The problem asks us to evaluate a definite integral of a vector-valued function. The function is given by $$\mathbf{r}(t) = \sin t \mathbf{i}-\cos t \mathbf{j}+\tan t \mathbf{k}$$ and the integral is from $$t=0$$ to $$t=\frac{\pi}{4}$$.

**step2** Strategy for integrating vector-valued functions

To integrate a vector-valued function, we integrate each component function separately over the given interval.

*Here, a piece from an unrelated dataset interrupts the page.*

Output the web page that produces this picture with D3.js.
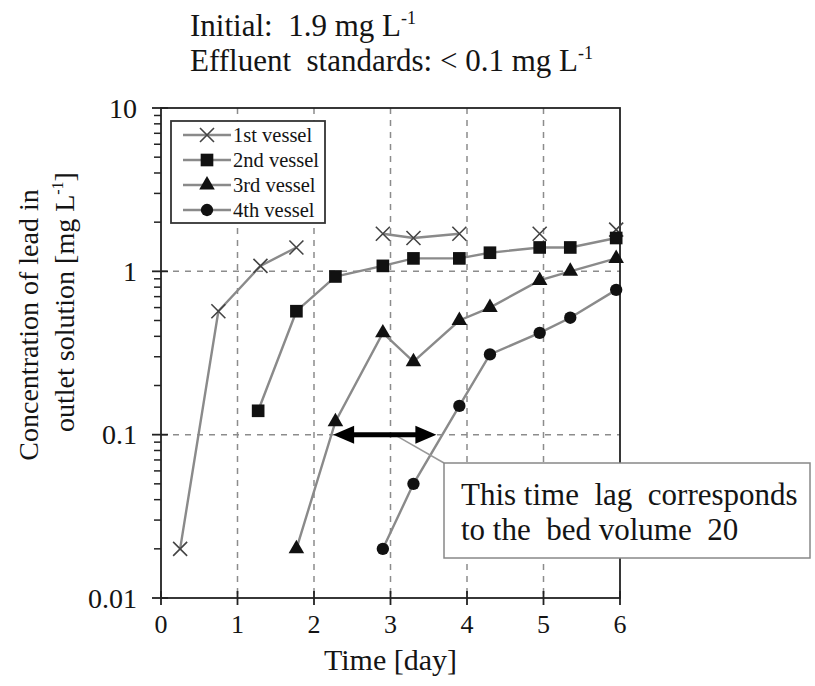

So, we need to evaluate the following definite integrals:
1. $$\int_{0}^{\pi/4} \sin t \, dt$$ for the $$\mathbf{i}$$ component.
2. $$\int_{0}^{\pi/4} (-\cos t) \, dt$$ for the $$\mathbf{j}$$ component.
3. $$\int_{0}^{\pi/4} \tan t \, dt$$ for the $$\mathbf{k}$$ component.

**step3** Evaluating the integral for the i-component

For the $$\mathbf{i}$$ component, we evaluate $$\int_{0}^{\pi/4} \sin t \, dt$$.
The antiderivative of $$\sin t$$ is $$-\cos t$$.
Using the Fundamental Theorem of Calculus, we evaluate the antiderivative at the upper limit and subtract its value at the lower limit:
$$[-\cos t]_{0}^{\pi/4} = -\cos(\frac{\pi}{4}) - (-\cos(0))$$
We know that the value of $$\cos(\frac{\pi}{4})$$ is $$\frac{\sqrt{2}}{2}$$ and the value of $$\cos(0)$$ is $$1$$.
Substituting these values:
$$-\frac{\sqrt{2}}{2} - (-1) = 1 - \frac{\sqrt{2}}{2}$$.

**step4** Evaluating the integral for the j-component

For the $$\mathbf{j}$$ component, we evaluate $$\int_{0}^{\pi/4} (-\cos t) \, dt$$.
The antiderivative of $$-\cos t$$ is $$-\sin t$$.
Using the Fundamental Theorem of Calculus:
$$[-\sin t]_{0}^{\pi/4} = -\sin(\frac{\pi}{4}) - (-\sin(0))$$
We know that the value of $$\sin(\frac{\pi}{4})$$ is $$\frac{\sqrt{2}}{2}$$ and the value of $$\sin(0)$$ is $$0$$.
Substituting these values:
$$-\frac{\sqrt{2}}{2} - (0) = -\frac{\sqrt{2}}{2}$$.

**step5** Evaluating the integral for the k-component

For the $$\mathbf{k}$$ component, we evaluate $$\int_{0}^{\pi/4} \tan t \, dt$$.
We recall that $$\tan t = \frac{\sin t}{\cos t}$$.
The antiderivative of $$\tan t$$ is $$-\ln|\cos t|$$. This can be found using a substitution where $$u = \cos t$$, so $$du = -\sin t \, dt$$.
Using the Fundamental Theorem of Calculus:
$$[-\ln|\cos t|]_{0}^{\pi/4} = -\ln|\cos(\frac{\pi}{4})| - (-\ln|\cos(0)|)$$
We know that $$\cos(\frac{\pi}{4}) = \frac{\sqrt{2}}{2}$$ and $$\cos(0) = 1$$.
Substituting these values:
$$-\ln(\frac{\sqrt{2}}{2}) - (-\ln(1))$$
Since $$\ln(1) = 0$$, the expression simplifies to:
$$-\ln(\frac{\sqrt{2}}{2})$$
We can rewrite $$\frac{\sqrt{2}}{2}$$ as $$\frac{2^{1/2}}{2^1} = 2^{1/2 - 1} = 2^{-1/2}$$.
So, $$-\ln(2^{-1/2}) = -(-\frac{1}{2})\ln(2) = \frac{1}{2}\ln(2)$$.

**step6** Combining the components to form the final result

Now, we combine the results from each component to form the final vector representing the definite integral:
The $$\mathbf{i}$$ component is $$1 - \frac{\sqrt{2}}{2}$$.
The $$\mathbf{j}$$ component is $$-\frac{\sqrt{2}}{2}$$.
The $$\mathbf{k}$$ component is $$\frac{1}{2}\ln(2)$$.
Therefore, the evaluated integral is:
$$(1 - \frac{\sqrt{2}}{2})\mathbf{i} - \frac{\sqrt{2}}{2}\mathbf{j} + \frac{1}{2}\ln(2)\mathbf{k}$$.